Os nossos, os outros: ‘O vergalho’

Elaine dos Santos: “Os nossos, os outros: ‘O vergalho’”

Elaine dos Santos
Elaine dos Santos
Imagem criada por IA do Bing - 04 de julho de 2025, às 10:04 PM
Imagem criada por IA do Bing – 04 de julho de 2025,
às 10:04 PM

Não ousaria tecer digressões sobre a obra literária produzida por Machado de Assis na exiguidade de um breve ensaio, mas os seus textos são fonte constante de inspiração para refletir sobre o ser humano e a nossa sociedade.

Recentemente, na região central do Rio Grande do Sul, houve um crime (creio que é a palavra mais adequada), em que um agricultor, lenhador, teria investido contra a polícia ambiental e foi morto com três tiros – as imagens foram captadas por câmeras de segurança interna da propriedade, mas nem todas as ações ficam claramente evidenciadas.

A primeira impressão que emergiu (parafraseando Chapolin Colorado: “Quem poderá nos salvar” se a polícia mata? Teria havido uma denúncia feita por vizinhos de desmatamento ilegal, teria sido mera coincidência a presença da polícia ambiental na propriedade. O agricultor teria se agitado, investido contra os dois policiais com um machado.

A segunda questão, que me foi posta pela esposa de um ex-aluno, foi: por que nos choca tanto a morte de um igual se, no Brasil, pessoas são mortas diariamente pelas forças de segurança, quer seja por tiros dirigidos diretamente a elas ou por balas perdidas em tiroteios?

De imediato, o capítulo “O vergalho”, do romance ‘Memórias póstumas de Brás Cubas‘, considerado a primeira obra realista de Machado de Assis, veio à memória.

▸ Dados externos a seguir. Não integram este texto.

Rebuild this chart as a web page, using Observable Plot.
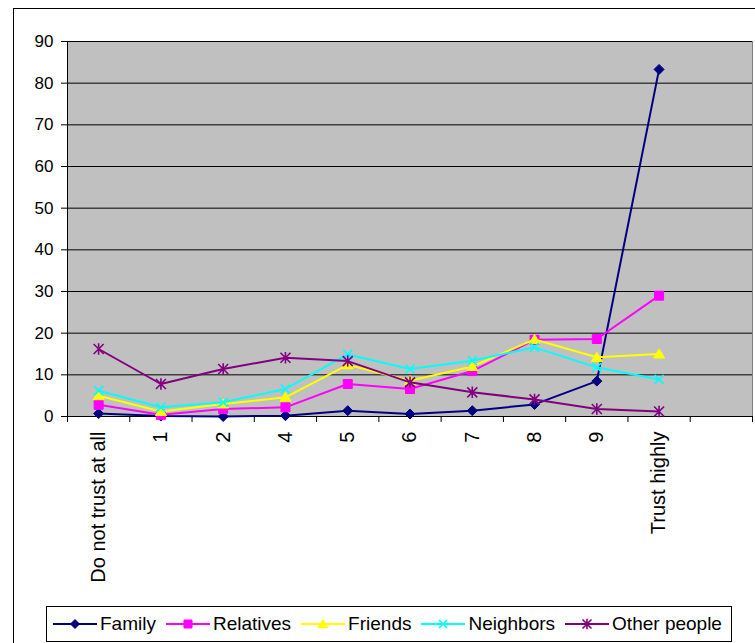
<!DOCTYPE html>
<html>
<head>
<meta charset="utf-8">
<script src="https://cdn.jsdelivr.net/npm/d3@7"></script>
<script src="https://cdn.jsdelivr.net/npm/@observablehq/plot@0.6"></script>
<style>
  html, body { margin: 0; padding: 0; background: #fff; }
  #chart { position: relative; width: 755px; height: 643px; overflow: hidden;
           font-family: "Liberation Sans", Arial, sans-serif; }
  #outer { position: absolute; left: 13px; top: 8px; width: 800px; height: 700px;
           border: 1px solid #000; box-sizing: border-box; }
  #plot { position: absolute; left: 0; top: 0; }
  #legend { position: absolute; left: 46px; top: 606px; width: 686px; height: 36px;
            border: 1px solid #000; box-sizing: border-box; background: #fff;
            display: flex; align-items: center; padding-left: 6px; font-size: 19px; color: #000; }
  .item { display: flex; align-items: center; margin-right: 10px; white-space: nowrap; }
  .item svg { margin-right: 3px; display: block; }
</style>
</head>
<body>
<div id="chart"><div id="outer"></div><div id="plot"></div><div id="legend"></div></div>
<script>
// Trust scale categories (there is no "3" on this scale); one empty slot follows the last one
const categories = ["Do not trust at all", "1", "2", "4", "5", "6", "7", "8", "9", "Trust highly"];
const emptySlots = 1;

// Share of respondents (%) per trust level
const family    = [0.7, 0.1, 0.0, 0.2, 1.4, 0.6, 1.4, 2.9, 8.5, 83.3];
const relatives = [2.8, 0.4, 1.8, 2.2, 7.8, 6.6, 10.9, 18.4, 18.6, 29.0];
const friends   = [5.0, 1.2, 3.0, 4.6, 12.4, 8.6, 12.0, 18.5, 14.2, 15.0];
const neighbors = [6.2, 2.2, 3.4, 6.6, 14.9, 11.4, 13.4, 16.6, 11.8, 8.9];
const others    = [16.2, 7.8, 11.4, 14.1, 13.3, 8.2, 5.8, 4.1, 1.8, 1.2];

const seriesNames = ["Family", "Relatives", "Friends", "Neighbors", "Other people"];
const yTicks = [0, 10, 20, 30, 40, 50, 60, 70, 80, 90];

// Marker shapes; the half-extent equals Plot's r
const half = (size) => Math.sqrt(size / Math.PI);
const diamond = { draw(ctx, size) { const h = half(size);
  ctx.moveTo(0, -h); ctx.lineTo(h, 0); ctx.lineTo(0, h); ctx.lineTo(-h, 0); ctx.closePath(); } };
const square = { draw(ctx, size) { const h = half(size); ctx.rect(-h, -h, 2 * h, 2 * h); } };
const triangle = { draw(ctx, size) { const h = half(size);
  ctx.moveTo(0, -h); ctx.lineTo(h * 1.1, h * 0.8); ctx.lineTo(-h * 1.1, h * 0.8); ctx.closePath(); } };
const cross = { draw(ctx, size) { const h = half(size);
  ctx.moveTo(-h, -h); ctx.lineTo(h, h); ctx.moveTo(-h, h); ctx.lineTo(h, -h); } };
const star = { draw(ctx, size) { const h = half(size);
  ctx.moveTo(-h, -h); ctx.lineTo(h, h); ctx.moveTo(-h, h); ctx.lineTo(h, -h);
  ctx.moveTo(0, -h * 1.15); ctx.lineTo(0, h * 1.15); } };

const series = [
  { name: seriesNames[0], values: family,    color: "#000080", symbol: diamond,  r: 5,   filled: true },
  { name: seriesNames[1], values: relatives, color: "#ff00ff", symbol: square,   r: 4.5, filled: true },
  { name: seriesNames[2], values: friends,   color: "#ffff00", symbol: triangle, r: 5,   filled: true },
  { name: seriesNames[3], values: neighbors, color: "#00ffff", symbol: cross,    r: 4.5, filled: false },
  { name: seriesNames[4], values: others,    color: "#800080", symbol: star,     r: 5,   filled: false }
];

const slotCount = categories.length + emptySlots;
const xDomain = [-0.5, slotCount - 0.5];
const boundaries = d3.range(slotCount + 1).map(k => k - 0.5);

const seriesMarks = series.flatMap(s => {
  const rows = s.values.map((v, i) => ({ i, v }));
  return [
    Plot.line(rows, { x: "i", y: "v", stroke: s.color, strokeWidth: 2 }),
    Plot.dot(rows, {
      x: "i", y: "v", symbol: s.symbol, r: s.r,
      fill: s.filled ? s.color : "none", stroke: s.color,
      strokeWidth: s.filled ? 1 : 1.6
    })
  ];
});

const chart = Plot.plot({
  width: 755,
  height: 643,
  marginLeft: 67,
  marginRight: 3,
  marginTop: 41,
  marginBottom: 227,
  x: { domain: xDomain, axis: null },
  y: { domain: [0, 90], axis: null },
  style: { fontFamily: "'Liberation Sans', Arial, sans-serif", background: "transparent", color: "#000" },
  marks: [
    Plot.frame({ fill: "#c0c0c0", stroke: "#808080" }),
    Plot.gridY(yTicks, { stroke: "#000", strokeOpacity: 1 }),
    Plot.ruleX([xDomain[0]], { stroke: "#000" }),
    Plot.ruleY([0], { stroke: "#000" }),
    Plot.axisY({ ticks: yTicks, tickSize: 6, tickPadding: 8, fontSize: 17, label: null }),
    Plot.axisX({ ticks: boundaries, tickSize: 6, tickFormat: () => "", label: null }),
    Plot.axisX({
      ticks: d3.range(categories.length), tickFormat: i => categories[i], label: null,
      tickSize: 0, tickPadding: 15, tickRotate: -90, fontSize: 20
    }),
    ...seriesMarks
  ]
});
document.getElementById("plot").appendChild(chart);

// Legend
const legend = d3.select("#legend");
for (const s of series) {
  const item = legend.append("div").attr("class", "item");
  const sw = item.append("svg").attr("width", 44).attr("height", 20);
  sw.append("line").attr("x1", 0).attr("x2", 44).attr("y1", 10).attr("y2", 10)
    .attr("stroke", s.color).attr("stroke-width", 2);
  sw.append("path")
    .attr("transform", "translate(22,10)")
    .attr("d", d3.symbol().type(s.symbol).size(Math.PI * (s.r - 0.5) * (s.r - 0.5))())
    .attr("fill", s.filled ? s.color : "none")
    .attr("stroke", s.color)
    .attr("stroke-width", s.filled ? 1 : 1.6);
  item.append("span").text(s.name);
}
</script>
</body>
</html>
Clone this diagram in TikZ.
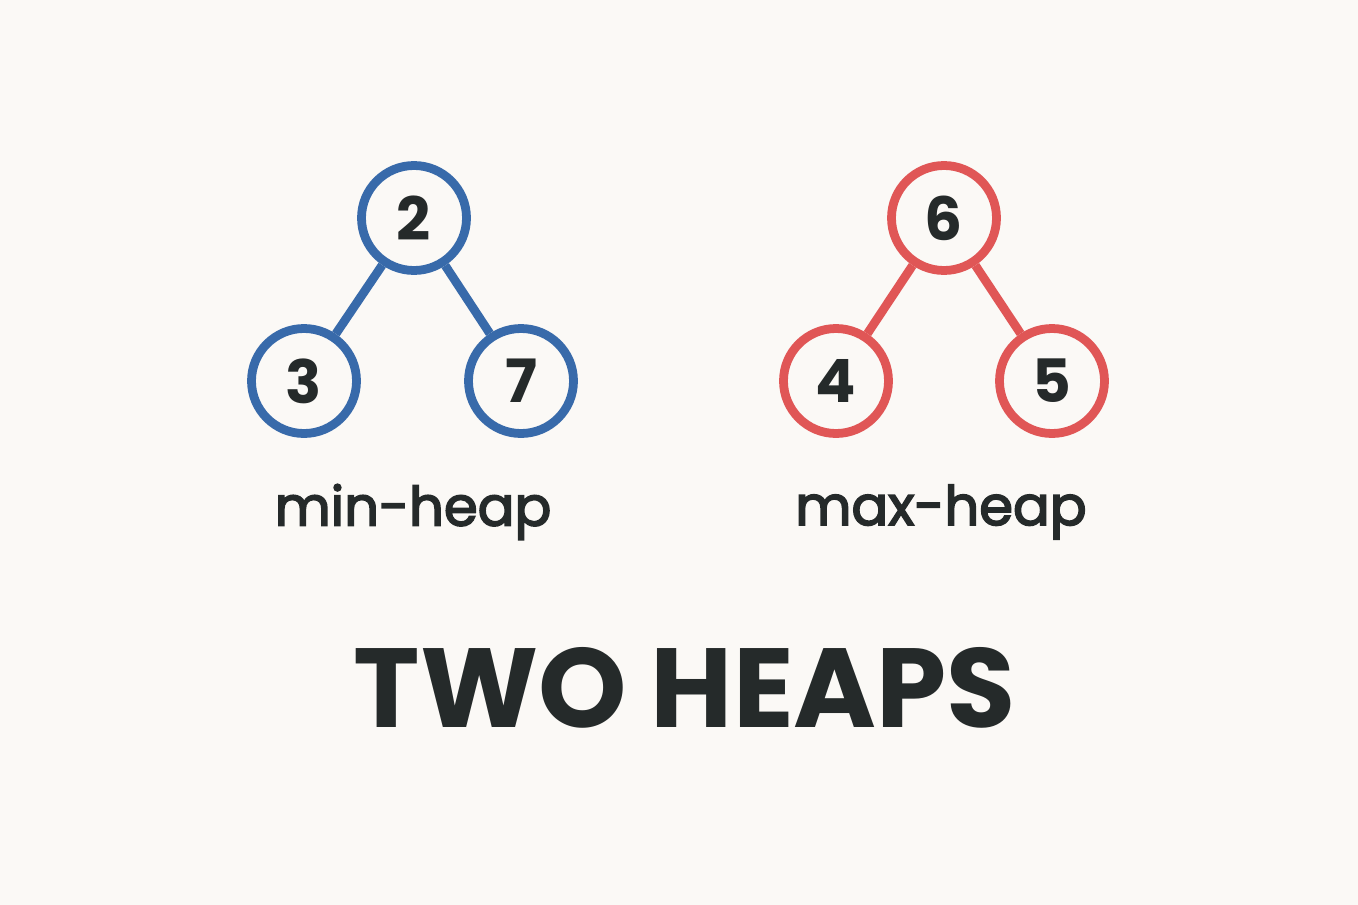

O narrador seguia pela rua e ouviu os impropérios ditos por um homem ao seu escravo. Achegou-se e encontrou o seu ex-escravo Prudêncio, já alforriado, a bater sem medida em um escravo que adquirira. Solicitou que Prudêncio perdoasse o escravo, o que ele fez sem demora, demonstrando resquícios da submissão absolutamente servil.

Brás Cubas seguiu o seu caminho e passou a tecer reflexões sobre a cena que assistira, sobre a (re) duplicação da violência e ponderando que Prudêncio, que fora seu escravo, cobrava com juros a violência que sofrera.

O Brasil é um país forjado na força, na violência. Os portugueses quando aqui chegaram, quando começou o efetivo povoamento, por volta de 1530, principiaram uma verdadeira chacina do povo indígena que não se resignava à escravidão. Por outro lado, inúmeras mulheres indígenas foram sexualmente violentadas, nasceram mestiços sem pai.

Aliás, esse modo de agir acabou encontrando eco exatamente entre os senhores de engenho, que emprenhavam as suas melhores escravas para, com os filhos mestiços delas, aumentarem a mão de obra nas fazendas. Há registros que se pode buscar na própria História oficial, que escravos homens eram escolhidos para engravidar escravas mulheres para que nascessem crianças mais saudáveis para o trabalho.

Mentalmente, revisito a História do Rio Grande do Sul, que foi feita sob o lombo de cavalos, o estado mais meridional do Brasil, um dos últimos a ser ocupado, região em que vivo na atualidade.

Primeiro, vieram bandeirantes que expulsaram jesuítas portugueses. Quando os jesuítas espanhóis estabeleceram os Sete Povos das Missões, era o tempo dos tropeiros paulistas que vinham em busca do gado para produzir charque e das mulas para o transporte nas Minas Gerais. Nesse caso, valiam-se das mulheres indígenas como empregadas, como amantes, abandonando-as quando partiam, muitas delas encontrando-se grávidas.

A violência entre nós, como ao escravo Prudêncio, que pertencera a Brás Cubas, faz parte do imaginário social. Nos últimos anos, parece ter sido banalizada, bem como a morte – mas a morte do outro: do negro, do homossexual, da mulher. Que estranha sociedade formamos que somente a morte ‘do nosso’, do branco, do agricultor, do reconhecido como trabalhador, consegue nos assustar, comover?

Hoje, como nos tempos de doutorado, quando analisamos o romance ‘O matador‘, de Patrícia Melo, eu tenho medo dessa sociedade. Enquanto comentávamos a obra de Patrícia Melo, uma colega disse: “Mas eles (os pobres, os nascidos na periferia) não têm apego à vida!” Outra colega replicou: “Como tu consegues afirmar isso? Eles, os outros, também tiveram uma mãe que os amou, sonhos que se frustraram, desejos não realizados.” Somos, enfim, todos humanos. Por que essa relação sempre tão violenta e tão ‘comum’?